A Comprehensive Guide to Discovering and Accessing Embedded Resource Paths in .NET Assemblies

Background and Challenges of Embedded Resource Path Issues

In .NET development, embedding files (such as images, configuration files, or text files) as resources within an assembly is a common practice. This technique allows packaging related resources with code, simplifying deployment and ensuring resources are always available at runtime. However, when accessing these embedded resources, developers often face a tricky problem: how to determine the correct resource path or name.

Consider a typical scenario: in a Visual Studio project, a PNG image file named "file.png" is placed in a "Resources" folder and marked as an embedded resource via project properties. The developer attempts to load the image using the following code:

Bitmap image = new Bitmap(typeof(MyClass), "Resources.file.png");

This code seems reasonable, but at runtime, it throws an exception:

Resource MyNamespace.Resources.file.png cannot be found in class MyNamespace.MyClass

The issue lies in how the resource name is constructed. In .NET, the fully qualified name of an embedded resource follows a specific naming convention: it consists of the assembly's default namespace, the folder path where the resource resides (with directory separators replaced by dots), and the filename. If any part is mismatched, resource loading fails.

Using Reflection to Discover Embedded Resource Names

The most straightforward way to resolve this issue is to query the assembly itself to obtain a list of all embedded resource fully qualified names. The .NET framework provides the GetManifestResourceNames() method of the System.Reflection.Assembly class, which returns a string array containing all embedded resource names in the currently executing assembly.

The basic usage is simple:

string[] resourceNames = System.Reflection.Assembly.GetExecutingAssembly().GetManifestResourceNames();

During debugging, developers can execute this statement in the immediate window or within code to view all available resource names. For example, the output might include entries like "MyAssembly.Resources.file.png", revealing the correct resource path format.

Once the correct resource name is obtained, the GetManifestResourceStream() method can be used to load the resource:

Stream resourceStream = Assembly.GetExecutingAssembly().GetManifestResourceStream("MyAssembly.Resources.file.png");

This approach not only solves the path-guessing problem but also provides a complete view of all embedded resources in the assembly, helping verify that resources are correctly embedded.

Creating Reusable Utility Classes

While directly calling GetManifestResourceNames() is sufficient for most issues, in practical projects where embedded resources are frequently handled, creating a utility class can enhance code maintainability and reusability.
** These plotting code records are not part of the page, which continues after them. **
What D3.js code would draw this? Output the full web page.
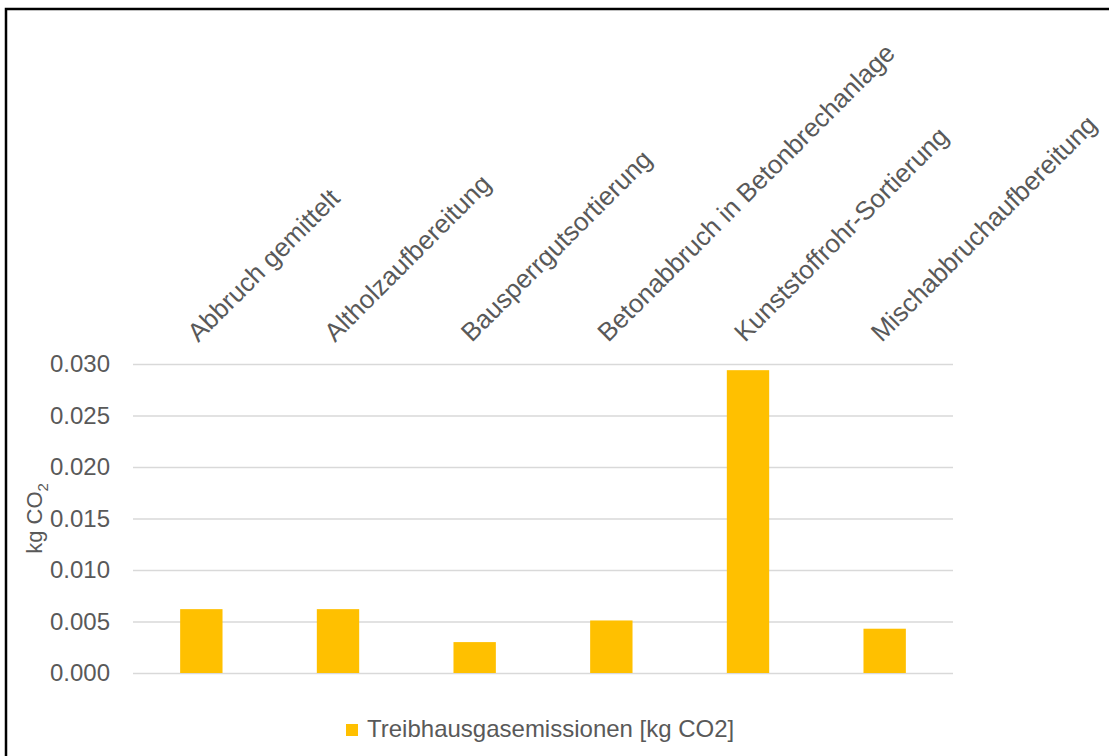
<!DOCTYPE html>
<html>
<head>
<meta charset="utf-8">
<script src="https://cdn.jsdelivr.net/npm/d3@7"></script>
<style>
  body { margin: 0; background: #fff; }
  svg { display: block; font-family: "Liberation Sans", Arial, sans-serif; }
  .tick text { fill: #595959; }
</style>
</head>
<body>
<svg></svg>
<script>
const w = 1109;
const h = 756;

// data
const categories = [
    'Abbruch gemittelt',
    'Altholzaufbereitung',
    'Bausperrgutsortierung',
    'Betonabbruch in Betonbrechanlage',
    'Kunststoffrohr-Sortierung',
    'Mischabbruchaufbereitung'
];
const emissions = [0.0062, 0.0062, 0.0030, 0.0051, 0.0294, 0.0043];
const yTicks = [0, 0.005, 0.010, 0.015, 0.020, 0.025, 0.030];
const seriesName = 'Treibhausgasemissionen [kg CO2]';

// plot area
const plotLeft = 133, plotRight = 953, plotTop = 364, plotBottom = 673;

const svg = d3.select('svg')
    .attr('width', w)
    .attr('height', h);

// frame (cut off on right/bottom in the original)
svg.append('path')
    .attr('d', `M6,${h + 5} L6,9 L${w + 5},9`)
    .attr('fill', 'none')
    .attr('stroke', '#000')
    .attr('stroke-width', 2.5);

const xScale = d3.scaleBand()
    .domain(categories)
    .range([plotLeft, plotRight])
    .paddingInner(0.69)
    .paddingOuter(0.345);

const yScale = d3.scaleLinear()
    .domain([0, 0.03])
    .range([plotBottom, plotTop]);

// gridlines
const grid = svg.append('g')
    .attr('transform', 'translate(' + plotLeft + ',0)')
    .call(d3.axisLeft(yScale).tickValues(yTicks).tickSize(-(plotRight - plotLeft)).tickFormat(''));
grid.select('.domain').remove();
grid.selectAll('line').attr('stroke', '#d9d9d9').attr('stroke-width', 1.5);

// y labels
const yAxis = svg.append('g')
    .attr('transform', 'translate(' + plotLeft + ',0)')
    .call(d3.axisLeft(yScale).tickValues(yTicks).tickSize(0).tickPadding(23).tickFormat(d3.format('.3f')));
yAxis.select('.domain').remove();
yAxis.selectAll('text').style('font-size', '24px').attr('font-family', null);

// y title
const yTitle = svg.append('text')
    .attr('transform', 'translate(42,' + ((plotTop + plotBottom) / 2) + ') rotate(-90)')
    .attr('text-anchor', 'middle')
    .attr('fill', '#595959')
    .style('font-size', '22px');
yTitle.append('tspan').text('kg CO');
yTitle.append('tspan').attr('dy', 6).style('font-size', '15px').text('2');

// category labels, rotated, above the plot
const xAxis = svg.append('g')
    .attr('transform', 'translate(0,343)')
    .call(d3.axisTop(xScale).tickSize(0).tickPadding(0));
xAxis.select('.domain').remove();
xAxis.selectAll('text')
    .attr('x', 0)
    .attr('y', 0)
    .attr('dy', 0)
    .attr('text-anchor', 'start')
    .attr('transform', 'translate(-3,0) rotate(-45)')
    .attr('font-family', null)
    .style('font-size', '26px');

// bars
svg.selectAll('rect.bar')
    .data(emissions)
    .enter()
    .append('rect')
    .attr('class', 'bar')
    .attr('x', (d, i) => xScale(categories[i]))
    .attr('width', xScale.bandwidth())
    .attr('y', d => yScale(d))
    .attr('height', d => plotBottom - yScale(d))
    .attr('fill', '#ffc000');

// legend
const legend = svg.append('g').attr('transform', 'translate(346,724)');
legend.append('rect')
    .attr('width', 12)
    .attr('height', 12)
    .attr('fill', '#ffc000');
legend.append('text')
    .attr('x', 21)
    .attr('y', 13)
    .attr('fill', '#595959')
    .style('font-size', '24px')
    .text(seriesName);
</script>
</body>
</html>
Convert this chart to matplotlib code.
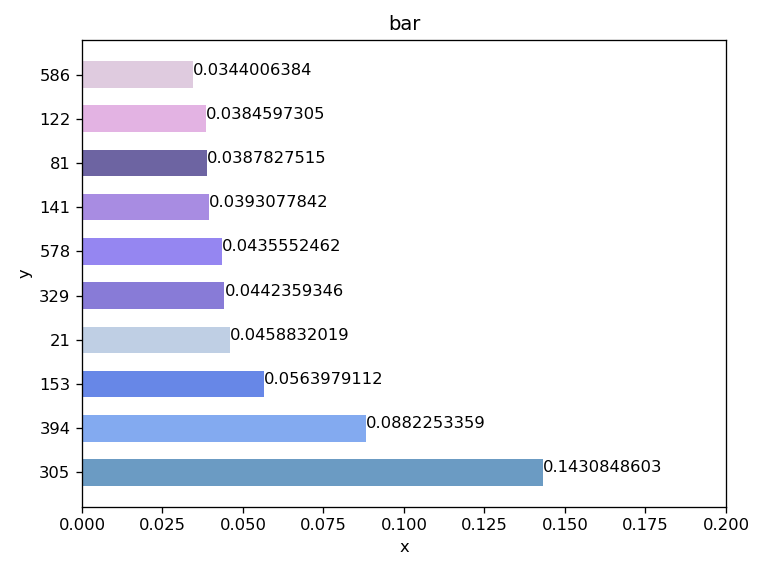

Here is an example of a practical utility class:

public class ResourceUtility
{
    public static Stream GetEmbeddedResourceStream(string resourceName)
    {
        return Assembly.GetExecutingAssembly().GetManifestResourceStream(resourceName);
    }

    public static string[] GetEmbeddedResourceNames()
    {
        return Assembly.GetExecutingAssembly().GetManifestResourceNames();
    }
}

This class encapsulates two core functionalities: obtaining a list of resource names and loading a resource stream by name. In use, developers can call ResourceUtility.GetEmbeddedResourceNames() to discover resources, then use the correct name to call ResourceUtility.GetEmbeddedResourceStream(). This encapsulation reduces code duplication and provides a clear API interface.

Resource Naming Rules and Best Practices

Understanding the naming rules for embedded resources is key to avoiding path issues. During compilation, Visual Studio and MSBuild generate resource names based on the following rules:

• Base part: The assembly's default namespace (set in project properties).
• Path part: The relative path of the resource file within the project, with directory separators (such as backslashes or forward slashes) replaced by dots.
• File part: The resource file's name, including the extension.

For example, if the assembly's default namespace is "MyApp" and the resource file is located at "Assets\Images\icon.png" in the project, the fully qualified name of the embedded resource will be "MyApp.Assets.Images.icon.png".

Best practices include:

1. Explicitly specifying the default namespace in project settings to ensure consistency.
2. Using GetManifestResourceNames() to verify resource names during development.
3. Avoiding hardcoding resource paths in code; consider using configuration files or constants to manage resource names.
4. For cross-assembly access, using Assembly.GetAssembly() or loading specific assemblies to obtain resources.

Advanced Applications and Considerations

Beyond basic loading, embedded resources can be used in more complex scenarios. For example, in a plugin architecture, the main program might need to dynamically load resources from other assemblies. In such cases, methods like Assembly.LoadFrom() or Assembly.Load() can be used to load the target assembly, followed by calling its GetManifestResourceNames() and GetManifestResourceStream().

Another common issue is resource size and performance. For large resources (such as videos or large images), loading them directly into memory might cause performance problems. In these situations, consider storing resources as files or using streaming to reduce memory usage.

Finally, note the security aspects of resource access. In partial trust environments (such as certain sandboxes or restricted permission scenarios), reflection and resource access might be limited. Ensure the application has sufficient permissions to perform these operations in the target environment.

By mastering these techniques, developers can efficiently manage embedded resources, reduce debugging time, and build more robust .NET applications.